Enjoying the warmth of an American native
With a chill still in the air, I've been exercising that arch contradiction of using a computer beside a blazing open fire. I suppose I could turn it around and write this diary on a clay tablet by the warmth of some clever geo-thermal ground source radiator, but where's the fun it that. Besides, I'm not sure how I'd email the clay tablet to the editor.
For added flavour, much of the fuel tonight has been waste chips and ends of the Black Walnut root plate I hacked up a couple of weeks back. Various slabs are off to make shotgun and rifle butts, and figured coffee tables, but other chunks are warming my toes. Technically, it must be about the most expensive firewood I could use, but hey! Let's push the boat out.
The American Black Walnut deserves some thought in fact. It is, obviously enough, an American native, only having been introduced here about 400 years ago – gardener John Tradescant reputedly had one growing in South Lambeth in 1633. This compares with what we'd call English Walnut – which is nothing of the sort, but a native of central Asia, likely delivered to our shores with the Romans, via the Greeks.
They thought the nuts were good for the brain, cos they looked a bit like the old grey matter, but then they had all sorts of wacky theories.

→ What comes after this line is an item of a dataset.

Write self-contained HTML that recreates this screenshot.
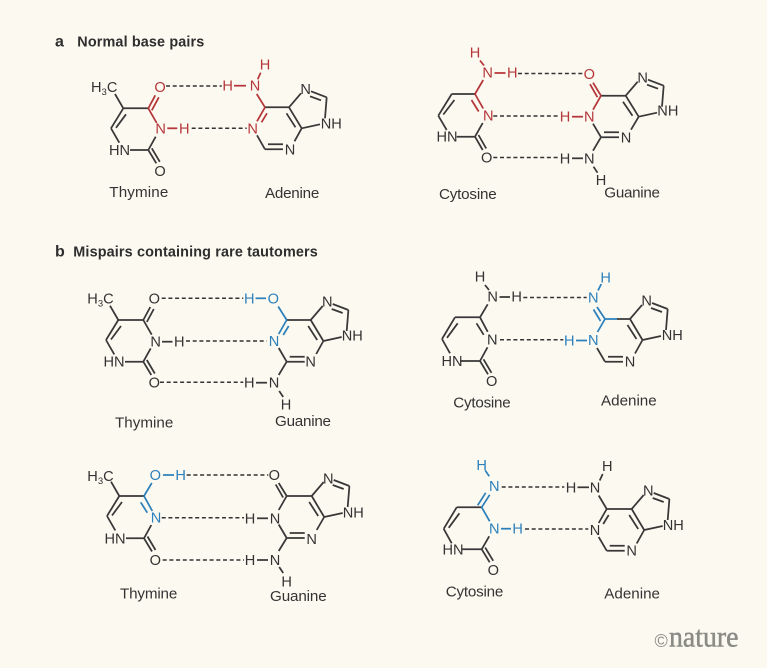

The nuts of the Black Walnut are also edible, although it is the timber which interests your scribe most. When fresh sawn it is a sickly greeny colour, streaked with black. As the surface dries it quickly attains a black-brown hue, with an unexpected and unlikely hint of purple running through it. While not just as valuable as its European counterpart, which tends to a more tobacco brown colour, it is still highly prized. Due to difficulty transplanting it, with a fragile tap root, it's seldom grown over here commercially, even though in favoured sites it grows into immense sizes. The root plate I've just dismembered was dug out from the grounds of Killerton House, after the tree had been condemned and felled. ('Oh' said my old mum, on my return, 'I use to go to parties there when I was a little girl').
The main trunk alone had 22' of clean timber, averaged more than 3 feet in diameter, and had made a trunk worth several thousand in just about a hundred years. Despite some fag packet maths suggesting that the return might be very respectable, growing the things on a commercial scale, I only know one forest owner who is pursuing the theory. Unfortunately, cute as that man is, his clay land is much better suited to oak, and I worry he's flogging a dead nag with his walnuts.
If you're going to pursue such arcane interests, I advise careful research into your soils capacity, and do watch the provenance of the stock you plant. They're not all as wont to make such clean upstanding sticks as that one was. This advice applies to many of life's endeavours. In fact, we could probably stretch the metaphor to cover almost everything! I'll return to matching provenance with conditions another day.
Back to the tree from Killerton. I was unsuccessful in buying the main stick, but did secure the root and some big limbs, and had been sitting on the bigger chunk of this treasure for about 15 years when we finally broke it down. It is perfectly durable, and I wasn't disappointed. I don't generally bother with walnut roots as the bother is far more than the return, but this one was immense and rippled beautifully as it went beneath the ground. Result.
While sitting beside the aforementioned fire, I have also been busy stuffing envelopes, the special offer on 'the book' having gone very well. An unexpected bonus has been the snaring of a few bookshop stockists, although for reasons unfathomed one or two chains will only carry the book in stores nearest Dartmoor, convinced interest will be focussed locally.
And I must take the opportunity to thank everyone for their kind comments. If I can distil some coherent answer to the messages received, it is…. yes, I'll do my best to keep 'sticking it to em'. Apart from copies going around the region, I hear they're fetching up in all manner of far-flung spots. Several have crossed the Atlantic, including a copy that's found its way to Brazil. I wonder what they make of it?